Secrets should never be hardcoded in the application code or stored in version control systems. Instead, they should be encrypted and injected into the runtime environment via a secure vault or environment variables.
8. Vulnerability Scanning and Penetration Testing
As part of the security strategy, regular vulnerability scanning and penetration testing should be conducted to identify and address security flaws in the microservices architecture.
a) Static and Dynamic Code Analysis
Static code analysis tools can detect potential security vulnerabilities during the development phase, while dynamic code analysis tools can identify runtime vulnerabilities. Tools like SonarQube or OWASP Dependency-Check help ensure that microservices don’t include known vulnerabilities.
b) Penetration Testing
Penetration testing involves simulating attacks on the system to find weaknesses before attackers do. Regular penetration testing can help uncover issues like improper configurations, weak encryption, or poor access controls.
9. Zero Trust Architecture
In a microservices architecture, a Zero Trust model assumes that no entity—whether inside or outside the network—is inherently trusted. Every request, whether between services or from a user, must be authenticated and authorized.

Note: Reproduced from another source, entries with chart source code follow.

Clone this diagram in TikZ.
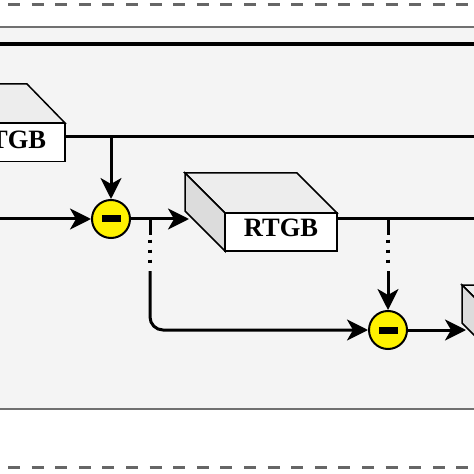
\documentclass[tikz,border=0pt]{standalone}
\usepackage{fontspec}
\setmainfont{Liberation Serif}
\usetikzlibrary{arrows.meta}
\definecolor{bgc}{HTML}{F4F4F4}
\definecolor{dashc}{HTML}{666666}
\definecolor{framec}{HTML}{707070}
\definecolor{topc}{HTML}{EDEDED}
\definecolor{sidec}{HTML}{DCDCDC}
\definecolor{sumyellow}{HTML}{FFF200}
\tikzset{
  dashline/.style={dashc, line width=3bp, dash pattern=on 12bp off 11.6bp},
  frameline/.style={framec, line width=1.2bp},
  conn/.style={black, line width=3bp},
  arr/.style={conn, -{Stealth[length=21bp,width=21bp,inset=6bp]}},
  dotsline/.style={black, line width=3.5bp, dash pattern=on 3bp off 7bp},
  facebox/.style={draw=black, line width=1.5bp, fill=#1, line join=miter},
  frontface/.style={rectangle, draw=black, line width=1.5bp, fill=white, minimum width=112bp, minimum height=38bp, inner sep=0pt},
  lbl/.style={font=\bfseries\fontsize{26.5bp}{30bp}\selectfont, inner sep=0pt},
  sumc/.style={circle, draw=black, line width=2bp, fill=sumyellow, minimum size=38bp, inner sep=0pt}
}
\begin{document}
\begin{tikzpicture}[x=1bp,y=-1bp]
\useasboundingbox (0,0) rectangle (474,474);
\clip (0,0) rectangle (474,474);
% background panel
\fill[bgc] (0,27) rectangle (474,409);
\draw[frameline] (0,27) -- (474,27);
\draw[frameline] (0,409) -- (474,409);
\draw[dashline] (8,5) -- (474,5);
\draw[dashline] (8,467) -- (474,467);
\draw[black, line width=3.5bp] (0,44) -- (474,44);
% left box
\filldraw[facebox=topc] (-47,123) -- (-85,84) -- (27,84) -- (65,123) -- cycle;
\node[frontface] (b1) at (9,142.5) {};
\node[lbl] (t1) at (9,140) {RTGB};
% middle box
\filldraw[facebox=topc] (225,213) -- (185,173) -- (297,173) -- (337,213) -- cycle;
\filldraw[facebox=sidec] (225,213) -- (185,173) -- (185,211) -- (225,251) -- cycle;
\node[frontface] (b2) at (281,232) {};
\node[lbl] (t2) at (281,228) {RTGB};
% right box
\filldraw[facebox=topc] (502,325) -- (462,285) -- (574,285) -- (614,325) -- cycle;
\filldraw[facebox=sidec] (502,325) -- (462,285) -- (462,323) -- (502,363) -- cycle;
\node[frontface] (b3) at (558,344) {};
% summing junctions
\node[sumc] (c1) at (111,219) {\rule[-3.5bp]{19bp}{7bp}};
\node[sumc] (c2) at (388,330) {\rule[-3.5bp]{19bp}{7bp}};
% coordinates
\coordinate (r1) at (474,137);
\coordinate (in) at (0,219);
\coordinate (b2side) at (189,219);
\coordinate (r2) at (474,219);
\coordinate (j1) at (150,219);
\coordinate (j2) at (388,219);
\coordinate (b3side) at (466,330);
% connectors
\draw[conn] (b1.east |- r1) -- (r1);
\draw[arr] (c1 |- r1) -- (c1);
\draw[arr] (in) -- (c1);
\draw[arr] (c1) -- (b2side);
\draw[conn] (b2.east |- r2) -- (r2);
\draw[conn] (j1) -- ++(0,16);
\draw[dotsline] (150,239.5) -- (150,262.5);
\draw[arr, rounded corners=13bp] (150,271) -- (150,330) -- (c2);
\draw[conn] (j2) -- ++(0,16);
\draw[dotsline] (388,239.5) -- (388,262.5);
\draw[arr] (388,271) -- (c2);
\draw[arr] (c2) -- (b3side);
\end{tikzpicture}
\end{document}
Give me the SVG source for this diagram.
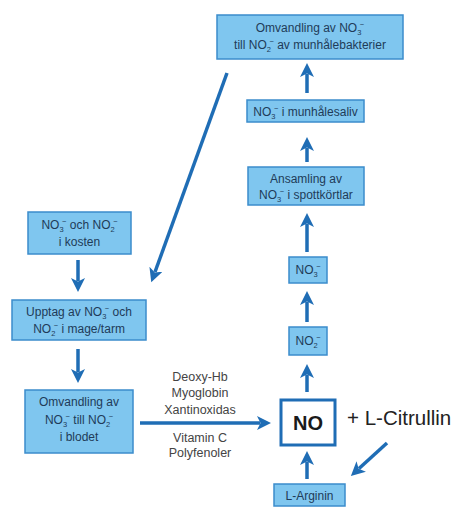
<svg xmlns="http://www.w3.org/2000/svg" width="455" height="508" viewBox="0 0 455 508">
<style>
.box{fill:#7fc6ef;stroke:#3b8ccc;stroke-width:1.5}
.t{font-family:"Liberation Sans",Arial,sans-serif;font-size:12px;fill:#213b58;text-anchor:middle}
.s{font-size:7.5px}
.lbl{font-family:"Liberation Sans",Arial,sans-serif;font-size:12.5px;fill:#444;text-anchor:middle}
.arr{stroke:#1f6db5;stroke-width:3.5;fill:none;marker-end:url(#ah)}
</style>
<defs>
<marker id="ah" markerUnits="userSpaceOnUse" markerWidth="15" markerHeight="15" refX="3" refY="7" orient="auto">
<path d="M0,0 L14,7 L0,14 L3.5,7 Z" fill="#1f6db5"/>
</marker>
</defs>
<rect width="455" height="508" fill="#fff"/>

<g id="connectors">
<line class="arr" x1="307" y1="93" x2="307" y2="74"/>
<line class="arr" x1="307" y1="162" x2="307" y2="148"/>
<line class="arr" x1="307" y1="252" x2="307" y2="224"/>
<line class="arr" x1="307" y1="322" x2="307" y2="302"/>
<line class="arr" x1="307" y1="392" x2="307" y2="375"/>
<line class="arr" x1="307" y1="479" x2="307" y2="462"/>
<line class="arr" x1="78" y1="260" x2="78" y2="281"/>
<line class="arr" x1="78" y1="349" x2="78" y2="372"/>
<line class="arr" x1="227" y1="73" x2="155" y2="272"/>
<line class="arr" x1="140" y1="423" x2="260" y2="423"/>
<line class="arr" x1="387" y1="443" x2="359" y2="468.5"/>
</g>

<g id="n-munbakterier">
<rect class="box" x="217" y="15" width="186" height="44"/>
<text class="t" x="310" y="32">Omvandling av NO<tspan class="s" dy="3">3</tspan><tspan class="s" dx="-1.5" dy="-8">−</tspan></text>
<text class="t" x="310" y="49">till NO<tspan class="s" dy="3">2</tspan><tspan class="s" dx="-1.5" dy="-8">−</tspan><tspan dy="5"> av munhålebakterier</tspan></text>
</g>

<g id="n-munhalesaliv">
<rect class="box" x="247" y="100" width="117" height="22"/>
<text class="t" x="305.5" y="115.5">NO<tspan class="s" dy="3">3</tspan><tspan class="s" dx="-1.5" dy="-8">−</tspan><tspan dy="5"> i munhålesaliv</tspan></text>
</g>

<g id="n-spottkortlar">
<rect class="box" x="248" y="167" width="116" height="38"/>
<text class="t" x="306" y="183">Ansamling av</text>
<text class="t" x="306" y="199">NO<tspan class="s" dy="3">3</tspan><tspan class="s" dx="-1.5" dy="-8">−</tspan><tspan dy="5"> i spottkörtlar</tspan></text>
</g>

<g id="n-no3">
<rect class="box" x="289" y="257" width="38" height="26"/>
<text class="t" x="308" y="274">NO<tspan class="s" dy="3">3</tspan><tspan class="s" dx="-1.5" dy="-8">−</tspan></text>
</g>

<g id="n-no2">
<rect class="box" x="289" y="327" width="38" height="28"/>
<text class="t" x="308" y="345">NO<tspan class="s" dy="3">2</tspan><tspan class="s" dx="-1.5" dy="-8">−</tspan></text>
</g>

<g id="n-no">
<rect x="281" y="400" width="54" height="45" fill="#fff" stroke="#1f6db5" stroke-width="3"/>
<text x="308" y="430" font-family="Liberation Sans,Arial,sans-serif" font-size="20" font-weight="bold" fill="#1a1a1a" text-anchor="middle">NO</text>
</g>

<g id="n-citrullin">
<text x="347" y="425" font-family="Liberation Sans,Arial,sans-serif" font-size="20.5" fill="#222">+ L-Citrullin</text>
</g>

<g id="n-arginin">
<rect class="box" x="274" y="484" width="71" height="22"/>
<text class="t" x="309.5" y="499.5">L-Arginin</text>
</g>

<g id="n-kosten">
<rect class="box" x="28" y="212" width="103" height="42"/>
<text class="t" x="79.5" y="229">NO<tspan class="s" dy="3">3</tspan><tspan class="s" dx="-1.5" dy="-8">−</tspan><tspan dy="5"> och NO</tspan><tspan class="s" dy="3">2</tspan><tspan class="s" dx="-1.5" dy="-8">−</tspan></text>
<text class="t" x="79.5" y="246">i kosten</text>
</g>

<g id="n-upptag">
<rect class="box" x="12" y="300" width="134" height="40"/>
<text class="t" x="79" y="316">Upptag av NO<tspan class="s" dy="3">3</tspan><tspan class="s" dx="-1.5" dy="-8">−</tspan><tspan dy="5"> och</tspan></text>
<text class="t" x="79" y="333">NO<tspan class="s" dy="3">2</tspan><tspan class="s" dx="-1.5" dy="-8">−</tspan><tspan dy="5"> i mage/tarm</tspan></text>
</g>

<g id="n-blodet">
<rect class="box" x="25" y="390" width="108" height="63"/>
<text class="t" x="79" y="406">Omvandling av</text>
<text class="t" x="79" y="424">NO<tspan class="s" dy="3">3</tspan><tspan class="s" dx="-1.5" dy="-8">−</tspan><tspan dy="5"> till NO</tspan><tspan class="s" dy="3">2</tspan><tspan class="s" dx="-1.5" dy="-8">−</tspan></text>
<text class="t" x="79" y="441">i blodet</text>
</g>

<g id="n-labels">
<text class="lbl" x="200" y="381">Deoxy-Hb</text>
<text class="lbl" x="200" y="397">Myoglobin</text>
<text class="lbl" x="200" y="414">Xantinoxidas</text>
<text class="lbl" x="200" y="442">Vitamin C</text>
<text class="lbl" x="200" y="457">Polyfenoler</text>
</g>
</svg>
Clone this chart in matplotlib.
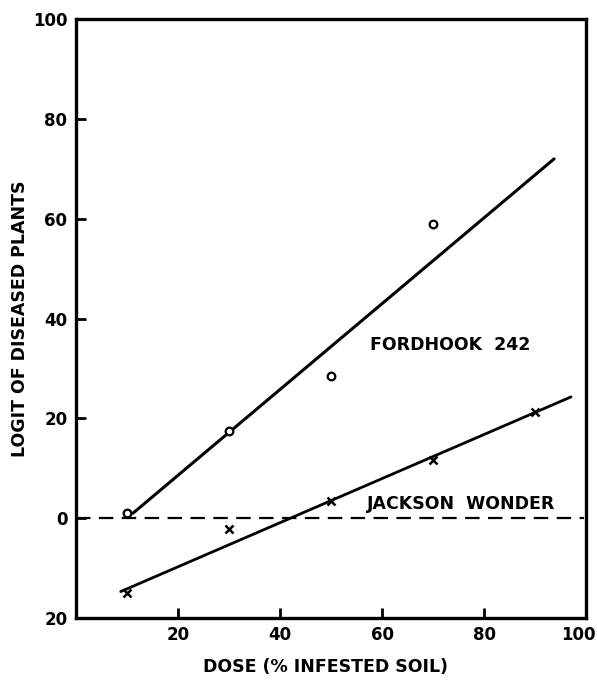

Zero Trust strategies typically involve:
-
Strict identity and access management (using tools like IAM).
-
Continuous monitoring of service-to-service communication.
-
Least privilege principles, where services are only given the minimum permissions necessary.
Conclusion
Securing microservices communications requires a holistic approach that integrates authentication, authorization, encryption, monitoring, and other security practices. With services communicating over networks, the risks of attacks and breaches are significant. By implementing strategies like OAuth 2.0, mutual TLS, service meshes, and encryption, organizations can ensure that microservices communicate securely and that the overall architecture is resilient against attacks.